Au fil de cet article, nous avons vu que l’animisme ne se réduit ni à une “croyance en des esprits” ni à un exotisme ethnographique. Il peut être abordé comme un mode de connaissance (épistémologie relationnelle), comme un système ontologique (configuration des rapports entre humains et non-humains), ou comme une cosmopolitique (cadre de gestion du monde commun). Ce triple registre permet de sortir d’une approche exclusivement religieuse ou folklorique, pour reconnaître à l’animisme une valeur explicative, sociale et éthique.
D’un point de vue pragmatique, les cosmologies animistes remplissent des fonctions essentielles : elles organisent les interactions avec l’environnement ; elles structurent les obligations sociales ; elles accompagnent les cycles de la vie ; elles donnent sens à l’incertitude et à la souffrance. En cela, elles ne relèvent pas uniquement du symbolique : elles s’inscrivent dans la régulation concrète des sociétés. Dans plusieurs cas (Afrique, Amazonie, Sibérie, Japon), on observe que les règles issues de l’animisme peuvent contribuer à la préservation de certains écosystèmes, à la gestion communautaire des ressources, ou à la médiation des conflits sociaux.
La reconnaissance croissante de ces savoirs dans les arènes politiques et juridiques – par exemple, dans les débats sur les droits de la nature ou la représentativité des peuples autochtones – témoigne de leur portée actuelle. L’animisme, sans revendiquer l’universalité, entre dans un dialogue avec d’autres régimes de rationalité, à un moment où les limites du modèle naturaliste dominant sont largement débattues (crise écologique, épuisement des modèles extractivistes, perte de sens collectif).
Cela dit, toute réhabilitation de l’animisme doit s’accompagner d’une vigilance critique. Il ne s’agit ni d’en faire une solution miracle aux enjeux contemporains, ni d’en extraire des “leçons” décontextualisées. Le respect des traditions animistes passe aussi par la reconnaissance de leur ancrage historique, territorial, linguistique, et par l’écoute des acteurs qui les incarnent. Leur traduction dans des langages modernes – droit, art, écologie – peut être fructueuse, à condition d’éviter les simplifications ou les récupérations opportunistes.
En définitive, l’animisme offre une invitation à repenser les catégories fondamentales par lesquelles nous comprenons le monde : nature, personne, sujet, relation, agency, vivant. Il propose une autre manière de faire monde, fondée sur la cohabitation, la reconnaissance mutuelle et la continuité des existences. Il ne remplace pas d’autres approches, mais les complète, les interroge et les décentre.

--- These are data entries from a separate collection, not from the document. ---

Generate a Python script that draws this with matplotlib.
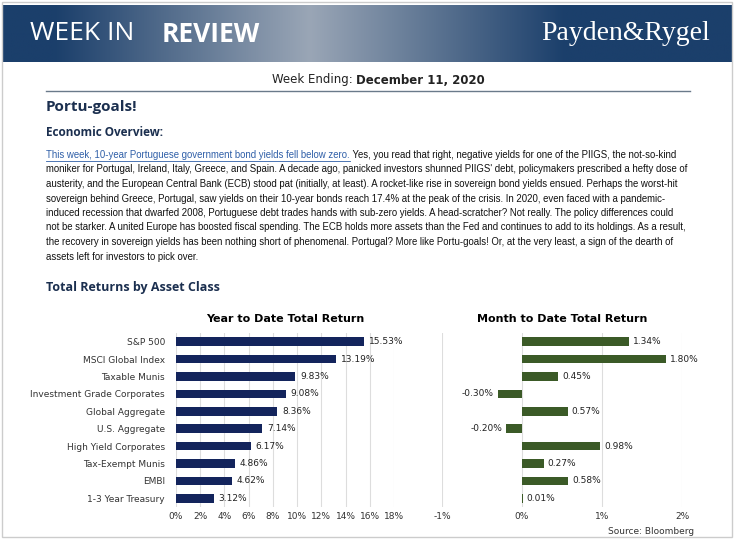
import matplotlib
matplotlib.use("Agg")
import matplotlib.pyplot as plt
from matplotlib.patches import Rectangle
import numpy as np

categories = ["S&P 500", "MSCI Global Index", "Taxable Munis", "Investment Grade Corporates",
              "Global Aggregate", "U.S. Aggregate", "High Yield Corporates", "Tax-Exempt Munis",
              "EMBI", "1-3 Year Treasury"]
ytd = [15.53, 13.19, 9.83, 9.08, 8.36, 7.14, 6.17, 4.86, 4.62, 3.12]
mtd = [1.34, 1.80, 0.45, -0.30, 0.57, -0.20, 0.98, 0.27, 0.58, 0.01]
ytd_ticks = [0, 2, 4, 6, 8, 10, 12, 14, 16, 18]
mtd_ticks = [-1, 0, 1, 2]

link_text = "This week, 10-year Portuguese government bond yields fell below zero."
paragraph = [
    " Yes, you read that right, negative yields for one of the PIIGS, the not-so-kind",
    "moniker for Portugal, Ireland, Italy, Greece, and Spain. A decade ago, panicked investors shunned PIIGS' debt, policymakers prescribed a hefty dose of",
    "austerity, and the European Central Bank (ECB) stood pat (initially, at least). A rocket-like rise in sovereign bond yields ensued. Perhaps the worst-hit",
    "sovereign behind Greece, Portugal, saw yields on their 10-year bonds reach 17.4% at the peak of the crisis. In 2020, even faced with a pandemic-",
    "induced recession that dwarfed 2008, Portuguese debt trades hands with sub-zero yields. A head-scratcher? Not really. The policy differences could",
    "not be starker. A united Europe has boosted fiscal spending. The ECB holds more assets than the Fed and continues to add to its holdings. As a result,",
    "the recovery in sovereign yields has been nothing short of phenomenal. Portugal? More like Portu-goals! Or, at the very least, a sign of the dearth of",
    "assets left for investors to pick over.",
]

W, H = 740, 539
fig = plt.figure(figsize=(W/100, H/100), dpi=100)
fig.patch.set_facecolor("white")

def fx(x): return x / W
def fy(y): return 1 - y / H

fig.add_artist(Rectangle((fx(2), fy(537)), fx(730), 535/H, transform=fig.transFigure,
                         fill=False, ec="#cccccc", lw=1))
hax = fig.add_axes([fx(3), fy(62), fx(730), 57/H])
xs = np.linspace(0, 1, 300)
grad = np.clip(np.abs(xs - 0.42) / 0.35, 0, 1)
c1 = np.array([0x1b, 0x3f, 0x6b]) / 255
c2 = np.array([0x9a, 0xa6, 0xb6]) / 255
img = (c2[None, :] * (1 - grad[:, None]) + c1[None, :] * grad[:, None])[None, :, :]
hax.imshow(img, aspect="auto", extent=[0, 1, 0, 1])
hax.set_axis_off()
fig.text(fx(30), fy(34), "WEEK IN ", color="white", fontsize=19, va="center", ha="left",
         family="Open Sans")
fig.text(fx(162), fy(34), "REVIEW", color="white", fontsize=19, va="center", ha="left",
         family="Open Sans", weight="bold")
fig.text(fx(710), fy(34), "Payden&Rygel", color="white", fontsize=20, va="center", ha="right",
         family="Liberation Serif")

fig.text(fx(356), fy(80), "Week Ending: ", fontsize=8.5, ha="right", va="center", color="#222")
fig.text(fx(356), fy(80), "December 11, 2020", fontsize=8.5, ha="left", va="center",
         color="#222", weight="bold")
fig.add_artist(plt.Line2D([fx(46), fx(690)], [fy(91), fy(91)], color="#6a7a8a", lw=1,
                          transform=fig.transFigure))
fig.text(fx(46), fy(107), "Portu-goals!", fontsize=11, color="#1b2f4f", weight="bold",
         va="center", family="Open Sans")
fig.text(fx(46), fy(133), "Economic Overview:", fontsize=8.5, color="#1b2f4f",
         va="center", family="Open Sans", weight="bold")

fs = 6.9
lt = fig.text(fx(46), fy(155), link_text, fontsize=fs, va="center", color="#2f5fa8",
              family="Liberation Sans")
fig.canvas.draw()
bb = lt.get_window_extent()
fig.add_artist(plt.Line2D([bb.x0 / W, bb.x1 / W], [fy(161), fy(161)], color="#2f5fa8", lw=0.6,
                          transform=fig.transFigure))
fig.text(bb.x1 / W, fy(155), paragraph[0], fontsize=fs, va="center", color="#111",
         family="Liberation Sans")
for i, line in enumerate(paragraph[1:], start=1):
    fig.text(fx(46), fy(155 + i * 14.5), line, fontsize=fs, va="center", color="#111",
             family="Liberation Sans")
fig.text(fx(46), fy(287), "Total Returns by Asset Class", fontsize=9, color="#1b2f4f",
         va="center", family="Open Sans", weight="bold")

y = np.arange(len(categories))
ax1 = fig.add_axes([fx(176), fy(507), fx(218), 174/H])
ax1.barh(y, ytd, height=0.5, color="#13245c")
ax1.set_xlim(0, 18)
ax1.set_ylim(len(categories) - 0.5, -0.5)
ax1.set_xticks(ytd_ticks)
ax1.set_xticklabels([f"{t}%" for t in ytd_ticks])
ax1.set_yticks(y)
ax1.set_yticklabels(categories)
for yi, v in zip(y, ytd):
    ax1.text(v + 0.4, yi, f"{v:.2f}%", va="center", fontsize=6.5, color="#222")
ax1.set_title("Year to Date Total Return", fontsize=8, weight="bold", pad=8)

ax2 = fig.add_axes([fx(442), fy(507), fx(240), 174/H])
ax2.barh(y, mtd, height=0.5, color="#3b5a27")
ax2.set_xlim(-1, 2)
ax2.set_ylim(len(categories) - 0.5, -0.5)
ax2.set_xticks(mtd_ticks)
ax2.set_xticklabels([f"{t}%" for t in mtd_ticks])
ax2.set_yticks([])
for yi, v in zip(y, mtd):
    if v >= 0:
        ax2.text(v + 0.05, yi, f"{v:.2f}%", va="center", ha="left", fontsize=6.5, color="#222")
    else:
        ax2.text(v - 0.05, yi, f"{v:.2f}%", va="center", ha="right", fontsize=6.5, color="#222")
ax2.set_title("Month to Date Total Return", fontsize=8, weight="bold", pad=8)

for ax in (ax1, ax2):
    for s in ax.spines.values():
        s.set_visible(False)
    ax.xaxis.grid(True, color="#dddddd", lw=0.8)
    ax.set_axisbelow(True)
    ax.tick_params(length=0, labelsize=6.5, colors="#333")
ax1.tick_params(axis="y", pad=8)

fig.text(fx(694), fy(532), "Source: Bloomberg", fontsize=6.5, ha="right", va="center", color="#333")

fig.savefig("out.png", dpi=100)
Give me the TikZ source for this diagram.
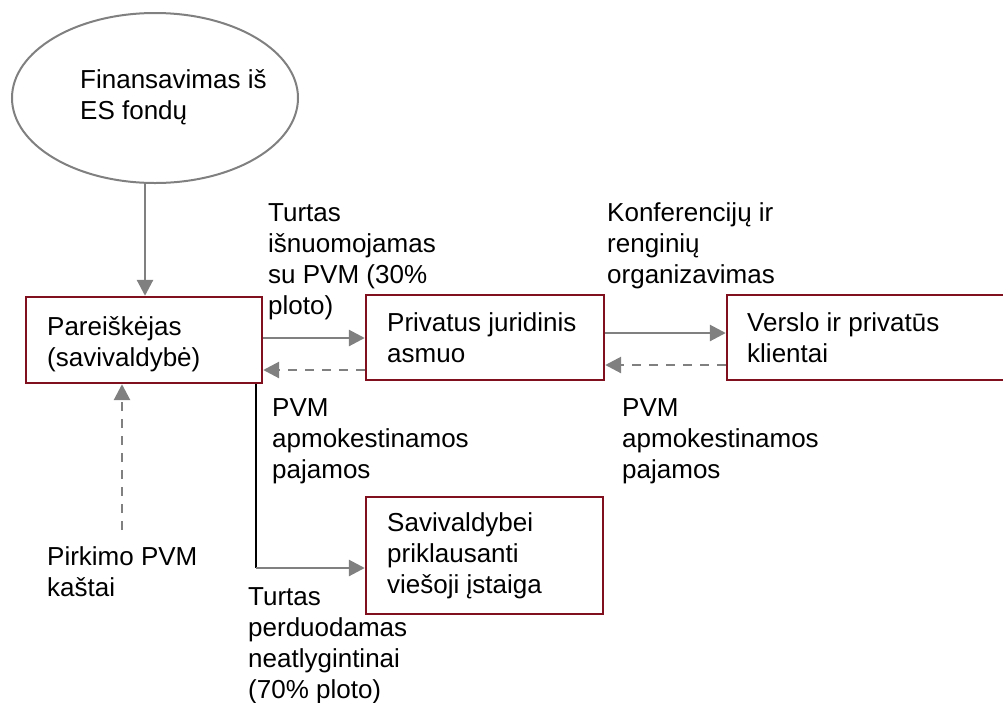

Dans un monde traversé par l’incertitude, la recomposition des rapports humains/non humains, et la recherche de nouveaux équilibres, l’animisme constitue moins une doctrine à adopter qu’un cadre d’attention : une manière d’écouter ce qui nous entoure, de relier l’action à l’écoute, la responsabilité à la perception. C’est peut-être dans cette disposition à la relation – humble, ouverte, ajustée – que réside sa principale pertinence contemporaine.